(Figure scripts)
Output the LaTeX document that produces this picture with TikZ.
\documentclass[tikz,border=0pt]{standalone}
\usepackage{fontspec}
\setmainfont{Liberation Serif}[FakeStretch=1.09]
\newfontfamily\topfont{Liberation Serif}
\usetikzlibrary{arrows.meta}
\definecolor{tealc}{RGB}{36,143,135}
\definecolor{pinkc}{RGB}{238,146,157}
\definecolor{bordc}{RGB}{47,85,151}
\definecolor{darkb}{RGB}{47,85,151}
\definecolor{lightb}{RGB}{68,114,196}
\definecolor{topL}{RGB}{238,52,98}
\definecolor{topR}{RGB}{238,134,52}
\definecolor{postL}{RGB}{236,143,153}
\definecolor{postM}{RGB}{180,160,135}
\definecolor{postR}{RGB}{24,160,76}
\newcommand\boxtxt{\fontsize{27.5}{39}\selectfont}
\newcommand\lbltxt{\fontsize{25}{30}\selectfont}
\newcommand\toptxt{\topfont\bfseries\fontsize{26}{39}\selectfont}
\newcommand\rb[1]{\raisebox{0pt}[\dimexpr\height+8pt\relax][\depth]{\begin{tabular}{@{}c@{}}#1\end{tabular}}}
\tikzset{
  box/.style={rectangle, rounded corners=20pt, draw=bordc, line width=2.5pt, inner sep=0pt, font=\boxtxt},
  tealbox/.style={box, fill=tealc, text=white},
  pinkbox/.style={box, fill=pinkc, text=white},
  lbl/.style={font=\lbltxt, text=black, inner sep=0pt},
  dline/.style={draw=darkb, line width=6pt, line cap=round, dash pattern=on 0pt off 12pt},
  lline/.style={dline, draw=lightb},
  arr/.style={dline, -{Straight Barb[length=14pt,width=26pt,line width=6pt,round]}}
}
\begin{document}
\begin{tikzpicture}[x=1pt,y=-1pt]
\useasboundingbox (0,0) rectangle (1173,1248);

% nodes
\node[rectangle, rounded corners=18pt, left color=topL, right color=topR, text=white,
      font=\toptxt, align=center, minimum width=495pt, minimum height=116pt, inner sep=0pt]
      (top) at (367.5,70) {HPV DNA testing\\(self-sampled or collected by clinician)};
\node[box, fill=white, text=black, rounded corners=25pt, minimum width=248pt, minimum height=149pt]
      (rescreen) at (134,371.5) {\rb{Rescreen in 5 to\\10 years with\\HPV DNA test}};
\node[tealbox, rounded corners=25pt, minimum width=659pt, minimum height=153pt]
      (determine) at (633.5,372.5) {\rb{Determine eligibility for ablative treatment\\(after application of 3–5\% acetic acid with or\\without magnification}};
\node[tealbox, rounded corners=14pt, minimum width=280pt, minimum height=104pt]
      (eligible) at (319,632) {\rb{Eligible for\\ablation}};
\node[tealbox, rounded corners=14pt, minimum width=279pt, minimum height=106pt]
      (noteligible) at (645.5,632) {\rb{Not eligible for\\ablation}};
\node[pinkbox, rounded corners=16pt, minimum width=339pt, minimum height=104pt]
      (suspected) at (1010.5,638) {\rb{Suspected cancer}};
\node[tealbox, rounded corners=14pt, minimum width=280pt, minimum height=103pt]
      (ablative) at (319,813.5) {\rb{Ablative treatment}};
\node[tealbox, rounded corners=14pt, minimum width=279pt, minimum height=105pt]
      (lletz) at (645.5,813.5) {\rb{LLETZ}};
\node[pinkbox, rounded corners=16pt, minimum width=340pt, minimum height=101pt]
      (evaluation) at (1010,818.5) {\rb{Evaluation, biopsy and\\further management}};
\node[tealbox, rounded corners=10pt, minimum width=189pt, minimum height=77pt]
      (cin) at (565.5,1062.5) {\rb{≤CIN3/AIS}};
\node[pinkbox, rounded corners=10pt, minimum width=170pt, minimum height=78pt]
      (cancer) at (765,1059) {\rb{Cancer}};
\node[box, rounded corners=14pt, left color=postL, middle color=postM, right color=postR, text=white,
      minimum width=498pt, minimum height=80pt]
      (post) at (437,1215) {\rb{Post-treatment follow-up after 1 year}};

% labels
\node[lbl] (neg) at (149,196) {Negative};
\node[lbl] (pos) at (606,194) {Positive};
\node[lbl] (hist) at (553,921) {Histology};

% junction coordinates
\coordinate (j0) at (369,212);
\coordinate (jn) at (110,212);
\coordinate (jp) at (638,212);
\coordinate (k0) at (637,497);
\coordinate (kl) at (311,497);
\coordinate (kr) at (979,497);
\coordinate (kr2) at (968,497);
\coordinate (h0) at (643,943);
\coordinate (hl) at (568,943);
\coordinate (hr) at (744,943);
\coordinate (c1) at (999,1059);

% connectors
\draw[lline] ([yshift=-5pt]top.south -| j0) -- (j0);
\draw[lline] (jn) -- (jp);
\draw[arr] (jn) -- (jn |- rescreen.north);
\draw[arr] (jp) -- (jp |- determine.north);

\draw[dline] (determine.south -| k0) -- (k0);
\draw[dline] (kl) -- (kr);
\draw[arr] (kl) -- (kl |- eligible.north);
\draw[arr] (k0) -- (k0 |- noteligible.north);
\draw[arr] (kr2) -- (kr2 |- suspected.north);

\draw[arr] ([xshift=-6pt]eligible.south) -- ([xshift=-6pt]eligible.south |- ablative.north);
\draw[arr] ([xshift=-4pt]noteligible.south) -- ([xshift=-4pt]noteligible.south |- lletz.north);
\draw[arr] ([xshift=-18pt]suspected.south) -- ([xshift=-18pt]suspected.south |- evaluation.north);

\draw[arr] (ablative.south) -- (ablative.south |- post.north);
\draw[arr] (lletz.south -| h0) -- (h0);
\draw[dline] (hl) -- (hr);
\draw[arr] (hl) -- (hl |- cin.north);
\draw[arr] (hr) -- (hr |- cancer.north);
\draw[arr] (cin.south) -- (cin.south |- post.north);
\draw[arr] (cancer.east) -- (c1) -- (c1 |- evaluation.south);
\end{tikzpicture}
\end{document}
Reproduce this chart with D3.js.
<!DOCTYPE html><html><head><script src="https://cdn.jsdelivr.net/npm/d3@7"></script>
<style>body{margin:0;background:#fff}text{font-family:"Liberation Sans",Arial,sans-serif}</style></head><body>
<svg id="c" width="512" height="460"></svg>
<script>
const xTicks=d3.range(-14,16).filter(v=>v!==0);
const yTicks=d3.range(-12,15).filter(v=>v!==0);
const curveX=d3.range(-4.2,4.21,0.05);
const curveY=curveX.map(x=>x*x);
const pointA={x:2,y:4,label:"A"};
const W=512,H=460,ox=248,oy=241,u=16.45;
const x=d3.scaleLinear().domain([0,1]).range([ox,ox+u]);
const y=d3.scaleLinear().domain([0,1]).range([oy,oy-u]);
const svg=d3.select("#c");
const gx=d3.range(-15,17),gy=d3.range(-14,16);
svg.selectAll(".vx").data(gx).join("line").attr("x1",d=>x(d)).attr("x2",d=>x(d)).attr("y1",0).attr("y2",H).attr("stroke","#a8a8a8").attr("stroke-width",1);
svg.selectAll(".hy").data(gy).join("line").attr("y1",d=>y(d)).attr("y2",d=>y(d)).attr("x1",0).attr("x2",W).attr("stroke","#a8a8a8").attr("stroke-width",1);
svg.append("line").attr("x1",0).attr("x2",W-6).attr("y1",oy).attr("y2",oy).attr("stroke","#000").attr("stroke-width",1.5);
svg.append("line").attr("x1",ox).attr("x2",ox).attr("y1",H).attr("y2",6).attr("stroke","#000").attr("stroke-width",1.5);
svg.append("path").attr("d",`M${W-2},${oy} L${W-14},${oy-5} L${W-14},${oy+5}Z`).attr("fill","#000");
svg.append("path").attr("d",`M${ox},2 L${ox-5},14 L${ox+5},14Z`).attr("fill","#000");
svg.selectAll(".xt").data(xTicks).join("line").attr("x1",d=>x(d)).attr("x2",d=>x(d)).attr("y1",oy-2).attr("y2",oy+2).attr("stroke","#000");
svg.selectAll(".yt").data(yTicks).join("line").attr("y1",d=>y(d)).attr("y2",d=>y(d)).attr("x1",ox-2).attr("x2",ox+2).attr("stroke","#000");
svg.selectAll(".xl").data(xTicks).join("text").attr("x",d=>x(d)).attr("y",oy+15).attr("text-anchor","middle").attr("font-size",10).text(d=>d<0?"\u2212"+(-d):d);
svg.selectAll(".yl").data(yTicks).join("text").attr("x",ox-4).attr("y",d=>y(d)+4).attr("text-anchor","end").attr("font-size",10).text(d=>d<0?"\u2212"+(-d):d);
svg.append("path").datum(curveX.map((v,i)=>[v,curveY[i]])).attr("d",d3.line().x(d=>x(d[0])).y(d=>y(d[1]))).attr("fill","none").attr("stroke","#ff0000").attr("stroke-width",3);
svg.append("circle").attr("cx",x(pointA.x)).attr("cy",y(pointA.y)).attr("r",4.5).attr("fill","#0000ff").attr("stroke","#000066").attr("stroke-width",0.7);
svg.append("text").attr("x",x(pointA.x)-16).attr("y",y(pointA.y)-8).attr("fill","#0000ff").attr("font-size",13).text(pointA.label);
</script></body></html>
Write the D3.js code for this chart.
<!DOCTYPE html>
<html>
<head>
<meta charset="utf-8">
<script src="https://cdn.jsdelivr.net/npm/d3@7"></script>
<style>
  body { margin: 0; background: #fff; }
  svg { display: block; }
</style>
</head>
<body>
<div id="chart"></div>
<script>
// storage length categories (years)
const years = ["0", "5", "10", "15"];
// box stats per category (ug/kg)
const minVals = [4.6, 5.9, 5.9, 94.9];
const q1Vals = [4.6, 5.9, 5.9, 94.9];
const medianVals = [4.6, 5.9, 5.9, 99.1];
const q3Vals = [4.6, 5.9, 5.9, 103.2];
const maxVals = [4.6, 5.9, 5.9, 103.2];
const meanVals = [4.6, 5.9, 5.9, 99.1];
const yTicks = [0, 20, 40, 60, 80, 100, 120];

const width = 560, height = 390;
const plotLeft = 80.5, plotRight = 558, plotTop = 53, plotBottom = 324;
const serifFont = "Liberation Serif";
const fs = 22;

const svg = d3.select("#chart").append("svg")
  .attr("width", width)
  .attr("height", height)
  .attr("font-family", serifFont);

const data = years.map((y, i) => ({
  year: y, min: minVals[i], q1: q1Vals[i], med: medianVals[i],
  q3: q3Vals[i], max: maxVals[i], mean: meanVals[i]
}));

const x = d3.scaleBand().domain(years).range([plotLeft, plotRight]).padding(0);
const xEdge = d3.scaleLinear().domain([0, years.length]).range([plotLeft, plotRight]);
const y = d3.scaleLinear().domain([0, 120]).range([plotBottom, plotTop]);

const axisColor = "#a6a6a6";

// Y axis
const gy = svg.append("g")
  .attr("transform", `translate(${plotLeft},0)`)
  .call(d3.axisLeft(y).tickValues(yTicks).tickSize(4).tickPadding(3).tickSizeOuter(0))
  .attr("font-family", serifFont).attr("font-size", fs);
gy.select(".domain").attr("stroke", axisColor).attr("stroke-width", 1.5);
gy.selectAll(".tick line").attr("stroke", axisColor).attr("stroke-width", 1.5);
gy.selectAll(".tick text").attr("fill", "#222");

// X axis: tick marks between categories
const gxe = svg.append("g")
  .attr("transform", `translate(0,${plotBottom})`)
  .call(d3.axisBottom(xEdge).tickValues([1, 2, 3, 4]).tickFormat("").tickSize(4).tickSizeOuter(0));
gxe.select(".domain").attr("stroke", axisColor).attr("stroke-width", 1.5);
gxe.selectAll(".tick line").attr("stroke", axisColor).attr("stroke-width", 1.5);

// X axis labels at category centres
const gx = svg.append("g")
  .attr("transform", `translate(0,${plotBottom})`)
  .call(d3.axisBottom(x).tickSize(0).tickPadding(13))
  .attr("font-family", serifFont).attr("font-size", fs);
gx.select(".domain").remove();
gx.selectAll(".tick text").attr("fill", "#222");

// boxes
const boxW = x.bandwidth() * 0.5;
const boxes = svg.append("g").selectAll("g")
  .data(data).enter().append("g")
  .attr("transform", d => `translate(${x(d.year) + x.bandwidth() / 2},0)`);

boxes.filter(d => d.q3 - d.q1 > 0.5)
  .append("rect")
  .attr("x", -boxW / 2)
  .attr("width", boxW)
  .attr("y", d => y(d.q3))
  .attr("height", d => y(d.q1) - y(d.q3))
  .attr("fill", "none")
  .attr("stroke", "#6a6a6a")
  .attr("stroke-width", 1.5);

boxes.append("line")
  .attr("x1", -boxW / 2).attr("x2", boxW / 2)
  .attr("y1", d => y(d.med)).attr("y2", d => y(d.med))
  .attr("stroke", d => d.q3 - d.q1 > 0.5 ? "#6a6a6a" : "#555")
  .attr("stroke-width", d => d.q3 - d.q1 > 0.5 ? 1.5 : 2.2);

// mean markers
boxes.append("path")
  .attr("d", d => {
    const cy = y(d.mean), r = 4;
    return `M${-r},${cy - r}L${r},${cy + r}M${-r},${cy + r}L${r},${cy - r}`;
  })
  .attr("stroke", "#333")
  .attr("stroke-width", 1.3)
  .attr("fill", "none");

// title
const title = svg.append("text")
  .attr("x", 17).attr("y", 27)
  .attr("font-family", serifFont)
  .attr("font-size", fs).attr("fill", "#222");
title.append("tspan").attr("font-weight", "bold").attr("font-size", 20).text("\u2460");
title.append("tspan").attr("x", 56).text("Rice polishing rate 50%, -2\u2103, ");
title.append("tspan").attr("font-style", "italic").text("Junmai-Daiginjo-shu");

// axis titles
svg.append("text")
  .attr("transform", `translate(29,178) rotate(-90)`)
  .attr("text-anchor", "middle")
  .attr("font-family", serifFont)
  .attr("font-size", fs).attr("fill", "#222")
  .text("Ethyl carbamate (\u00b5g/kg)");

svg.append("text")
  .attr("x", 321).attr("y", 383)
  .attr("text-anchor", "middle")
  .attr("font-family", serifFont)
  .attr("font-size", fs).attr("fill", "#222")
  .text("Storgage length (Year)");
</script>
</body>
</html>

Exercise details: Filter out all lines lacking the word "chart" and copy the rest.

Exercise response:
Reproduce this chart with D3.js.
Write the D3.js code for this chart.
<div id="chart"></div>
const svg = d3.select("#chart").append("svg")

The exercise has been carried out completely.